Twelve member nations of the Organization of Petroleum Exporting Countries have maintained their total crude oil production below the target at 30 million barrels per day ahead of its general meeting that is scheduled on 11th June.
Moreover, demand for OPEC crude oil is likely to decrease since imports by two major players - the United States and China may be slowing down in the near term.
Estimated OPEC crude oil production has been below the quota of 30 million bpd since September 2013 except for February.
Global demand for OPEC crude oil is limited due to the increasing supply from non-OPEC producers. Recently, imports by the U.S. is declining sharply and forecasts of Chinese demand is not bright. Petroleum shipments by OPEC members are falling from last year's levels between early April and early June, according to Oil Movements' survey.
In the U.S., regional petroleum demand is slowing down while domestic crude oil production is growing steadily. Moreover, petroleum demand in the country is expected to decrease on year toward the late this year.
The U.S. has been mainly importing OPEC crude oil into the Gulf of Mexico (PADD3) area. However, the region currently does not have enough room to take waterborne crude oil imports since large crude oil flow from inland boosts the stockpile level to the record high.
An additional crude oil pipeline from inland to the gulf area is scheduled to start operation in the near future, so this tendency is likely to be accelerated.
While losing the U.S. market, OPEC anticipated that growing demand from China and other Asian emerging market will offset it. But crude oil processing in India continues to level off after reaching to about 4.5 million bpd in late 2012. Meanwhile, growth of crude oil throughput in China in 2013 remained at 3.3% from a year ago, then slowed to 1.8% growth on year in the first four months period in 2014.
China imported average 6.26 million bpd of crude oil during Jan-Apr, up 11.5% on year, according to the General Administration of Customs. But the high imports caused half million bpd of excess crude oil against processing.

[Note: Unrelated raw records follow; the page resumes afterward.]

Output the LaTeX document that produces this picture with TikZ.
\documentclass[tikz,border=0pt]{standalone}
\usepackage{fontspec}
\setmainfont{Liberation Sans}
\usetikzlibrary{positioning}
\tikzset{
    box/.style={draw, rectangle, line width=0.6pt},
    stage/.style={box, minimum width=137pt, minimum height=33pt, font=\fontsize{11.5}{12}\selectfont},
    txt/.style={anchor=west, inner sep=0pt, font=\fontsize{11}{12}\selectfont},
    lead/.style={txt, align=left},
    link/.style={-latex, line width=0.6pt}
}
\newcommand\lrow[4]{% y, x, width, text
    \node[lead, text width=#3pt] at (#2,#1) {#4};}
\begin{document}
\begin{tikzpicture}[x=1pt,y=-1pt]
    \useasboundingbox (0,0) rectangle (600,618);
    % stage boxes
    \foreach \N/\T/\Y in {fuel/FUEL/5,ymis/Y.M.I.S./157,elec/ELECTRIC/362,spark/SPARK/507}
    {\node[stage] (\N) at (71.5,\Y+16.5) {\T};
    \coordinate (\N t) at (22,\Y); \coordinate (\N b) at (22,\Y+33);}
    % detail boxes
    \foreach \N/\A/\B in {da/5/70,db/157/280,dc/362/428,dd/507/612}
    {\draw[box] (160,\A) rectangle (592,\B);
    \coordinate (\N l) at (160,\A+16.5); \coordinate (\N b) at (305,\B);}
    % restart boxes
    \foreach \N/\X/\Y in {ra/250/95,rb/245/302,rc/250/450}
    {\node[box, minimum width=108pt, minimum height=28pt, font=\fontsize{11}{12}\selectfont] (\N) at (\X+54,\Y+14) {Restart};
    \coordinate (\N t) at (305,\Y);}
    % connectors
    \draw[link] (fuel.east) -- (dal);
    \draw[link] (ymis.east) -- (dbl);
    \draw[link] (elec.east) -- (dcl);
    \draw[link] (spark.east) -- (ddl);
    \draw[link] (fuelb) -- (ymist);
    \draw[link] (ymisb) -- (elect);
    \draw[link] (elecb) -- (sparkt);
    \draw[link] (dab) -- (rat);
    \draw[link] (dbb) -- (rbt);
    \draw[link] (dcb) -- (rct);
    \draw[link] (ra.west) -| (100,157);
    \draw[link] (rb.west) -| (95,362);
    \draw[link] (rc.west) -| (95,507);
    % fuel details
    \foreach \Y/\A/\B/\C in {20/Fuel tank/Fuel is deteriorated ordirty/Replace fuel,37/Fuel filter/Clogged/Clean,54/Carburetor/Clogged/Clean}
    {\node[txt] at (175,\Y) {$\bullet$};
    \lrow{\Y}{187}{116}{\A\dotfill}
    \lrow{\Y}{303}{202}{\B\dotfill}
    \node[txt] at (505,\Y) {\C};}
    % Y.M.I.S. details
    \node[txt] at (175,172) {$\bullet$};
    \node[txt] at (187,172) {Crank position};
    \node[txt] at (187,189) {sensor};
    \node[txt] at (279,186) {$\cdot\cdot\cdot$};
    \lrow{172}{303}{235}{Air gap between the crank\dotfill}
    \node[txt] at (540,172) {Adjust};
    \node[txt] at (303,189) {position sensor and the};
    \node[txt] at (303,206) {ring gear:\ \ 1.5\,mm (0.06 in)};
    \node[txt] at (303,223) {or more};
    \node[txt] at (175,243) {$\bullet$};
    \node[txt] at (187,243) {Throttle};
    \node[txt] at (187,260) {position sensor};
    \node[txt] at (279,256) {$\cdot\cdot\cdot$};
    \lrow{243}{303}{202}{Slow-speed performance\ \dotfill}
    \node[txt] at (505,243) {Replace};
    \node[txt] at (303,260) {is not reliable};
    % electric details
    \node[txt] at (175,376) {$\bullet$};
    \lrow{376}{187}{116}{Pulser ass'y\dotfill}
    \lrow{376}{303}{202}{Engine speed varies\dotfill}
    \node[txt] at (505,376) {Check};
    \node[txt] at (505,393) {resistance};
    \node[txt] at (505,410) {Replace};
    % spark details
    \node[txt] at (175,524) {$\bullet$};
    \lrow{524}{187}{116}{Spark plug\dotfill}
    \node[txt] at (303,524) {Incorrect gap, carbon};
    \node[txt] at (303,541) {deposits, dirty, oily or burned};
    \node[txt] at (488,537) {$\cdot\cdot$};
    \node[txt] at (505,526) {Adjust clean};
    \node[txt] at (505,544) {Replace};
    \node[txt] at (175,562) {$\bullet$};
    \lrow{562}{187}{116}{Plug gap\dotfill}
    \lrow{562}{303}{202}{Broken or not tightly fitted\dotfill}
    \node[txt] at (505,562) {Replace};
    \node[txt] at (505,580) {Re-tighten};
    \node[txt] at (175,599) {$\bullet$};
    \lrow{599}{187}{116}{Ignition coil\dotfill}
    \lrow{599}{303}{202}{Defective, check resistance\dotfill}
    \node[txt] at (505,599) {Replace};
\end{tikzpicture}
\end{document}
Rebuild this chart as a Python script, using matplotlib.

Accumulated excess crude oil during the first four months was more than 10 million tonnes, while commercial crude oil stockpile in China was estimated to gain by about 1.7 million tonnes during the same period. Therefore, 8.3 million tonnes of excess crude oil was likely used to fill up the strategic reserve.
In April, the strategic reserve increased by more than 5 million tonnes, so China's crude oil imports for physical demand in the month were actually fell about 1% on year despite the record high customs data.
It suggests that Chinese crude oil imports will be flat or lower than previous year's level after completing the building of strategic reserve. Thus the country is unable to make up for shrinking demand from the U.S.
On the other hand, some OPEC members like Iraq and Iran are aggressive to increase their crude oil supply. Libya is also expected to resume its supply promptly if current domestic turmoil is solved.
What will other members do? If they maintain the current output levels, total OPEC production will far above the target quota. The excess supplies could depress global petroleum prices as they once were.